Site Review: The Russian Fialka Machine

Last year, I got some exiting news from Tom Perera. He managed to get his hands on two exceptionally rare Russian Fialka cipher machines. The codename Fialka is Russian for Violet. This machine was top secret until the end of the 90's and little was know about this cold war era machine. Tom has done a great job, as usual, in gathering information and documenting this interesting machine.

Although similar to the German Enigma machine, it's a 10 wheel rotor machine, printing the ciphertext on paper and simultaneously punches a 5 level characters tape. It's keyboard has a Cyrillic alphabet. The Fialka has alternately counter-rotating rotors and a card reader for punched paper cards, used to set internal coding parameters. Another special feature are complex rotors with adjustable wirings. For the first time ever, detailles of this magnificent and top secret machine are published on the web.
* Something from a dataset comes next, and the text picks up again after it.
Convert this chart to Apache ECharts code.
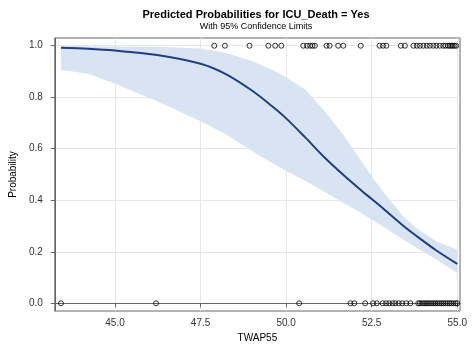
<!DOCTYPE html>
<html>
<head>
<meta charset="utf-8">
<script src="https://cdn.jsdelivr.net/npm/echarts@6/dist/echarts.min.js"></script>
<style>
html,body{margin:0;padding:0;background:#fff;}
#chart{width:474px;height:355px;}
</style>
</head>
<body>
<div id="chart"></div>
<script>
// ---- data ----
var xTicks = [45.0, 47.5, 50.0, 52.5, 55.0];
var yTicks = [0.0, 0.2, 0.4, 0.6, 0.8, 1.0];

// predicted probability curve
var curveX = [43.42, 44.21, 45.0, 46.23, 47.5, 48.25, 49.0, 49.59, 50.0, 50.55, 51.13, 51.70, 52.18, 52.5, 52.86, 53.43, 53.82, 54.39, 55.0];
var curveY = [0.992, 0.988, 0.981, 0.964, 0.930, 0.889, 0.826, 0.765, 0.718, 0.645, 0.565, 0.495, 0.440, 0.405, 0.365, 0.300, 0.260, 0.205, 0.153];

// 95% confidence limits
var bandX = [43.42, 44.21, 45.0, 46.23, 47.5, 48.25, 49.01, 49.59, 50.0, 50.55, 51.13, 51.70, 52.18, 52.5, 52.86, 53.43, 53.82, 54.39, 55.0];
var upperCL = [0.998, 0.998, 0.997, 0.996, 0.989, 0.972, 0.940, 0.907, 0.878, 0.830, 0.746, 0.649, 0.555, 0.493, 0.428, 0.336, 0.290, 0.241, 0.208];
var lowerCL = [0.907, 0.891, 0.852, 0.784, 0.707, 0.655, 0.590, 0.545, 0.515, 0.476, 0.432, 0.387, 0.351, 0.325, 0.295, 0.247, 0.215, 0.170, 0.118];

// observed outcomes: ICU_Death = Yes (1) and No (0)
var deathYesX = [47.90, 48.21, 48.93, 49.48, 49.68, 49.86, 50.50, 50.61, 50.70, 50.77, 50.84, 51.18, 51.27, 51.52, 51.67, 52.18, 52.73, 52.83, 52.93, 53.35, 53.47, 53.72, 53.82, 53.91, 54.01, 54.11, 54.20, 54.30, 54.39, 54.49, 54.59, 54.66, 54.73, 54.78, 54.83, 54.87, 54.92, 54.97];
var deathNoX = [43.42, 46.20, 50.38, 51.88, 51.99, 52.31, 52.54, 52.65, 52.82, 52.92, 53.01, 53.11, 53.19, 53.29, 53.39, 53.51, 53.63, 53.86, 53.91, 53.97, 54.03, 54.09, 54.14, 54.20, 54.26, 54.32, 54.37, 54.43, 54.49, 54.55, 54.60, 54.66, 54.72, 54.78, 54.83, 54.89, 54.95, 55.00];

var titleText = 'Predicted Probabilities for ICU_Death = Yes';
var subtitleText = 'With 95% Confidence Limits';
var xName = 'TWAP55';
var yName = 'Probability';

// ---- build ----
var curveData = curveX.map(function (x, i) { return [x, curveY[i]]; });
var bandData = bandX.map(function (x, i) { return [x, lowerCL[i], upperCL[i]]; });
var yesData = deathYesX.map(function (x) { return [x, 1]; });
var noData = deathNoX.map(function (x) { return [x, 0]; });

function renderBand(params, api) {
  if (params.dataIndex !== 0) return null;
  var pts = [];
  var i;
  for (i = 0; i < bandData.length; i++) pts.push(api.coord([bandData[i][0], bandData[i][2]]));
  for (i = bandData.length - 1; i >= 0; i--) pts.push(api.coord([bandData[i][0], bandData[i][1]]));
  return { type: 'polygon', shape: { points: pts }, style: { fill: '#d9e4f2', stroke: null } };
}

var FONT = '"Liberation Sans", Arial, sans-serif';
var chart = echarts.init(document.getElementById('chart'), null, { renderer: 'canvas' });
chart.setOption({
  animation: false,
  backgroundColor: '#ffffff',
  textStyle: { fontFamily: FONT },
  grid: { left: 50, right: 14, top: 38, bottom: 44, show: true, borderColor: '#666666', borderWidth: 1, containLabel: false },
  graphic: [
    { type: 'text', x: 256, y: 14.5, style: { text: titleText, font: 'bold 11px ' + FONT, fill: '#000', textAlign: 'center', textVerticalAlign: 'middle' } },
    { type: 'text', x: 256, y: 27, style: { text: subtitleText, font: '9px ' + FONT, fill: '#000', textAlign: 'center', textVerticalAlign: 'middle' } }
  ],
  xAxis: {
    type: 'value', min: 43.24, max: 55.08,
    name: xName, nameLocation: 'middle', nameGap: 21,
    nameTextStyle: { fontSize: 10, color: '#000', fontFamily: FONT },
    axisLine: { show: true, lineStyle: { color: '#666666', width: 1 } },
    axisTick: { show: true, length: 4, customValues: xTicks, lineStyle: { color: '#666666' } },
    axisLabel: { customValues: xTicks, margin: 7, fontSize: 10, color: '#333', fontFamily: FONT, formatter: function (v) { return v.toFixed(1); } },
    splitLine: { show: true, lineStyle: { color: '#e6e6e6', width: 1 } }
  },
  yAxis: {
    type: 'value', min: -0.03, max: 1.03,
    name: yName, nameLocation: 'middle', nameGap: 31,
    nameTextStyle: { fontSize: 10, color: '#000', fontFamily: FONT },
    axisLine: { show: true, lineStyle: { color: '#666666', width: 1 } },
    axisTick: { show: true, length: 4, customValues: yTicks, lineStyle: { color: '#666666' } },
    axisLabel: { customValues: yTicks, margin: 12, fontSize: 10, color: '#333', fontFamily: FONT, formatter: function (v) { return v.toFixed(1); } },
    splitLine: { show: true, lineStyle: { color: '#e6e6e6', width: 1 } }
  },
  series: [
    { type: 'custom', name: 'band', data: bandData, renderItem: renderBand, clip: true, silent: true, z: 1,
      encode: { x: 0, y: [1, 2] } },
    { type: 'scatter', name: 'yes', data: yesData, symbol: 'circle', symbolSize: 5,
      itemStyle: { color: 'rgba(0,0,0,0)', borderColor: '#000', borderWidth: 1 }, z: 3 },
    { type: 'scatter', name: 'no', data: noData, symbol: 'circle', symbolSize: 5,
      itemStyle: { color: 'rgba(0,0,0,0)', borderColor: '#000', borderWidth: 1 }, z: 3 },
    { type: 'line', name: 'fit', data: curveData, symbol: 'none', smooth: 0.3,
      lineStyle: { color: '#1f3f7d', width: 2 }, z: 4 }
  ]
});
</script>
</body>
</html>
On Tom's site, you find an a large number of magnificent and very detailed photographs of the Fialka and inside of the machine. Tom is also a dedicated Enigma cipher machine collector, and has documented a large number of those wonderful machines. You can visit his main page, the W1TP Telegraph & Scientific Instruments Museums, where you find an overwhelming amount of equipment and instruments. He's always searching for new things to buy or sell. If you still have an Enigma in the cellar, I'm sure he would like to hear from you. You can also visit the SAS- und Chiffrierdienst pages (in German) on Fialka.

2 comments:

Matt Crypto said...

Yeah, Fialka's a pretty nice machine; there's one on display at Bletchley Park at the moment. From the description, it would seem to be a very formidable encryption machine indeed.

Tom's site is great. I'd also recommend his CD, which contains a lot of photos of the Enigma, and in more detail than I've seen anywhere else (like all the innards and wiring).

elcomportal said...

Hi,
this machine is really a nice machine!
in the year 1989 i was in the army (NVA, the army from the GDR). I have worked with this machine every day. And i have worked with the T310, a GDR cipher machine. It's much bigger than the Fialka, but it is a electronic machine. Nice to see that other people interested in these machines.